▶ **Working data**
◆ ◆ ◆ ◆ ◆

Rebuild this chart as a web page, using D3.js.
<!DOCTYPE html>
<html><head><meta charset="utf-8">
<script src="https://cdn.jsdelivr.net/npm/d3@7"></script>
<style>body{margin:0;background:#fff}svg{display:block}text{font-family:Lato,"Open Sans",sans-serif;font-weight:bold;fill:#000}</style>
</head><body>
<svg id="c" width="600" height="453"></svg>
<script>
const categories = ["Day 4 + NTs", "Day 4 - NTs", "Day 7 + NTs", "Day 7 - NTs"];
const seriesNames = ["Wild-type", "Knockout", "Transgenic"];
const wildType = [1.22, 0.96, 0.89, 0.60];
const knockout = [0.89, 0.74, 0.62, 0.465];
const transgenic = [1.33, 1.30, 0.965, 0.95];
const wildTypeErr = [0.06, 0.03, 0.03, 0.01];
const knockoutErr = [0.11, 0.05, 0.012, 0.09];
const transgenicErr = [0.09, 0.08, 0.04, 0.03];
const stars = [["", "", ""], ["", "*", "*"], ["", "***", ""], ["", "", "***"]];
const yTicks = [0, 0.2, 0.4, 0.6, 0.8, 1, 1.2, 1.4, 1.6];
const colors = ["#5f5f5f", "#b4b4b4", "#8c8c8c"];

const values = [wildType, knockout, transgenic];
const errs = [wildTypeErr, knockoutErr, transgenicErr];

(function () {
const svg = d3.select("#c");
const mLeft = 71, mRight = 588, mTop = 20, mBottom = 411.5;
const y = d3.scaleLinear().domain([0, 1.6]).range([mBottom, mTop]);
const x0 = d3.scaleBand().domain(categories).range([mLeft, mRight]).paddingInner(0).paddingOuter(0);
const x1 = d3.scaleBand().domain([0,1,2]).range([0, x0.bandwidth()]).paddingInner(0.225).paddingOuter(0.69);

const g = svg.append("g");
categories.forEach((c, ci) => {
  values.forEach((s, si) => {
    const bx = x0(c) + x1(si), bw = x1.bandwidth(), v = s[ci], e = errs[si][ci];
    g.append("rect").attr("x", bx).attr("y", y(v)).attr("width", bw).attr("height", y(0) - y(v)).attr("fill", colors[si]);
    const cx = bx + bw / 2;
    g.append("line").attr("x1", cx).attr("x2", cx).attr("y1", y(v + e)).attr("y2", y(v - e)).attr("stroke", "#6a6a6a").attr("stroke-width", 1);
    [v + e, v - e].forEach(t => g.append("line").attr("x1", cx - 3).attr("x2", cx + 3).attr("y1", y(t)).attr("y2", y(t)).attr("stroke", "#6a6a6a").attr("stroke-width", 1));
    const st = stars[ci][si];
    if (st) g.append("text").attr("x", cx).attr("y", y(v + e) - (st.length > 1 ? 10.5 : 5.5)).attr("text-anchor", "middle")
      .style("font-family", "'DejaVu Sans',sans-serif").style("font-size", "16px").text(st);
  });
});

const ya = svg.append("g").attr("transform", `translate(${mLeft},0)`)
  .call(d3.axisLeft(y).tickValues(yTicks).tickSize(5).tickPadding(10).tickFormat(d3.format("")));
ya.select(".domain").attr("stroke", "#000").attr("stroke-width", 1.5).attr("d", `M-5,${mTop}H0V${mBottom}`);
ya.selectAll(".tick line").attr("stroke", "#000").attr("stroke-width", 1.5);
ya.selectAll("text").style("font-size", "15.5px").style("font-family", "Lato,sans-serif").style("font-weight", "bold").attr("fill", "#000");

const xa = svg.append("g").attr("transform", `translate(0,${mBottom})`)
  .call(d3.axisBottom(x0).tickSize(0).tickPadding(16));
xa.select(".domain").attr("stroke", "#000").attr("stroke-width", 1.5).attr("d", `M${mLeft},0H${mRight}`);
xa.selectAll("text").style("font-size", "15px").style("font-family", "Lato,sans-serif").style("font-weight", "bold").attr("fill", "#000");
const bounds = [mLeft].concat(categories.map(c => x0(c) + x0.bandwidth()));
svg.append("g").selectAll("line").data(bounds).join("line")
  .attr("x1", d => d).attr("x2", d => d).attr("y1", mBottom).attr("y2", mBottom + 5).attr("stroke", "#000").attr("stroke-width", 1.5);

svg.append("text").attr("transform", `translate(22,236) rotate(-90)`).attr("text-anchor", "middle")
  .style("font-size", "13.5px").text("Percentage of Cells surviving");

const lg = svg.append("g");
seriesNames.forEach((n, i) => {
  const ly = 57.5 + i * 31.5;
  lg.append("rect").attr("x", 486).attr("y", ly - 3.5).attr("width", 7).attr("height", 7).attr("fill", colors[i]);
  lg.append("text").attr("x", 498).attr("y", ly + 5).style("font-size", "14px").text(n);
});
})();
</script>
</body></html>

◆ ◆ ◆ ◆ ◆

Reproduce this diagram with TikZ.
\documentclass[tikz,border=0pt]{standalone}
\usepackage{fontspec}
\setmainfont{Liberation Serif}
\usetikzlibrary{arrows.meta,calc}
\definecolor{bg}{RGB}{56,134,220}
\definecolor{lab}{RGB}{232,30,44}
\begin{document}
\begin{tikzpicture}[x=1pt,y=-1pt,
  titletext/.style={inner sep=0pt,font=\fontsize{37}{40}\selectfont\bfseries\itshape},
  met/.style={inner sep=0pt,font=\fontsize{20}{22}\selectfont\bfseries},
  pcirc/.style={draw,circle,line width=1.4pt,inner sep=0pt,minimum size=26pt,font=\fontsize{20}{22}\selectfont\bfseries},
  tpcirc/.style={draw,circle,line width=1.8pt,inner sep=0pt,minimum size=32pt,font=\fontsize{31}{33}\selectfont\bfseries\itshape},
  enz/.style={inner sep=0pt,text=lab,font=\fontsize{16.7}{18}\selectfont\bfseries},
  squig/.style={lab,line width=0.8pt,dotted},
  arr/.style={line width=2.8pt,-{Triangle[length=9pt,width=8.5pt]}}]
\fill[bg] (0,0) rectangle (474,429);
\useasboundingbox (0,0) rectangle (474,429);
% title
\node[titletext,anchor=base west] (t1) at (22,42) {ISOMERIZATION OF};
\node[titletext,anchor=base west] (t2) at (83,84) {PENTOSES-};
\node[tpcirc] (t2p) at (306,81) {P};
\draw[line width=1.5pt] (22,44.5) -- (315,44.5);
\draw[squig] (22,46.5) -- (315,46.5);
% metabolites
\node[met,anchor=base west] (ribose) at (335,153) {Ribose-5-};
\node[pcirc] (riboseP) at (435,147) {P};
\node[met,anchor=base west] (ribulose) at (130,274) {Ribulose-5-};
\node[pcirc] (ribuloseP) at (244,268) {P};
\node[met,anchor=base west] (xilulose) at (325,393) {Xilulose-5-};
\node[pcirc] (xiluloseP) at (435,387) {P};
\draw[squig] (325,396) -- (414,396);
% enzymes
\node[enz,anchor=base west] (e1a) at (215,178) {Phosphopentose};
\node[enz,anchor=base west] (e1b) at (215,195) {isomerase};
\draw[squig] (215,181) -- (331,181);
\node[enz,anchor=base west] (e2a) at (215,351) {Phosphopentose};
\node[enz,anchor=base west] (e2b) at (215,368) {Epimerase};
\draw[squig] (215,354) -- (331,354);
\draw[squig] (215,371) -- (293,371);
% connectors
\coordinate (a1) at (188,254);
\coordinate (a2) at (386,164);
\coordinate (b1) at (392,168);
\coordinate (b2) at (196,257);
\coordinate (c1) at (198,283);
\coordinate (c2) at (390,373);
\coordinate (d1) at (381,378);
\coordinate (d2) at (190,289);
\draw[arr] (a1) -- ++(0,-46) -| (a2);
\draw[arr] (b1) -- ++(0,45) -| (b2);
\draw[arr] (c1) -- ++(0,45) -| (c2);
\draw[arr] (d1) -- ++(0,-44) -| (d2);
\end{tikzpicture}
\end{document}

◆ ◆ ◆ ◆ ◆

▶ **Task to carry out**
Using the listing, collect all lines in which the string "this" is found.

▶ **Answer below**
Rebuild this chart as a web page, using D3.js.
Reproduce this diagram with TikZ.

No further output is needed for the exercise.